Final Judgment on Remaining Claims
The court reviewed the trial court's final judgment and the motions in limine concerning the admissibility of evidence related to the lapse of Policy II. The trial court had granted defendants' motion to preclude evidence on the lapse during the trial, which effectively limited the scope of the plaintiffs' remaining claims for breach of fiduciary duty and unjust enrichment. The appellate court found that since the trial did not occur, there was no basis to evaluate the appropriateness of the trial court's ruling on the motion in limine. The court emphasized that an in limine ruling is only a preliminary decision and does not have any effect until an actual trial takes place. Thus, without the trial being conducted, the appellate court deemed the plaintiffs' arguments regarding the lapse of Policy II not ripe for review, ultimately affirming the trial court's judgment on all counts. This ruling solidified the defendants' immunity from liability concerning the lapse of the insurance policy.
Conclusion of the Court
In conclusion, the court affirmed the trial court's judgment, ruling that the plaintiffs failed to demonstrate any misleading conduct or misrepresentation by the defendants regarding the insurance policy.
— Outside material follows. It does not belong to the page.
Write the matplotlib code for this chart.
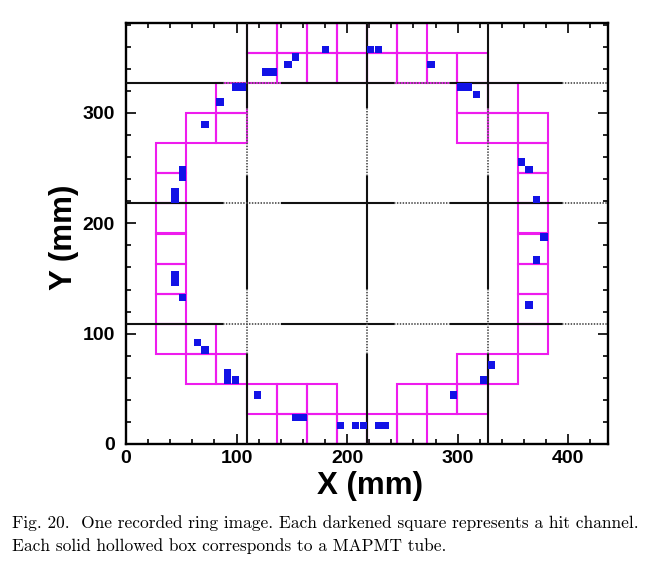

The court held that the economic-loss rule barred the negligence claim and that the statute of limitations appropriately limited the breach of fiduciary duty claims. The court also found that the trial court's rulings on the admissibility of evidence were not subject to review due to the absence of a trial. Overall, the court's affirmance highlighted the necessity for clear evidence of reliance on misrepresentation and the constraints imposed by legal doctrines such as the economic-loss rule and statutes of limitations in financial advisory contexts. This case underscored the importance of timely premium payments and the responsibility of policyholders in maintaining their insurance coverage.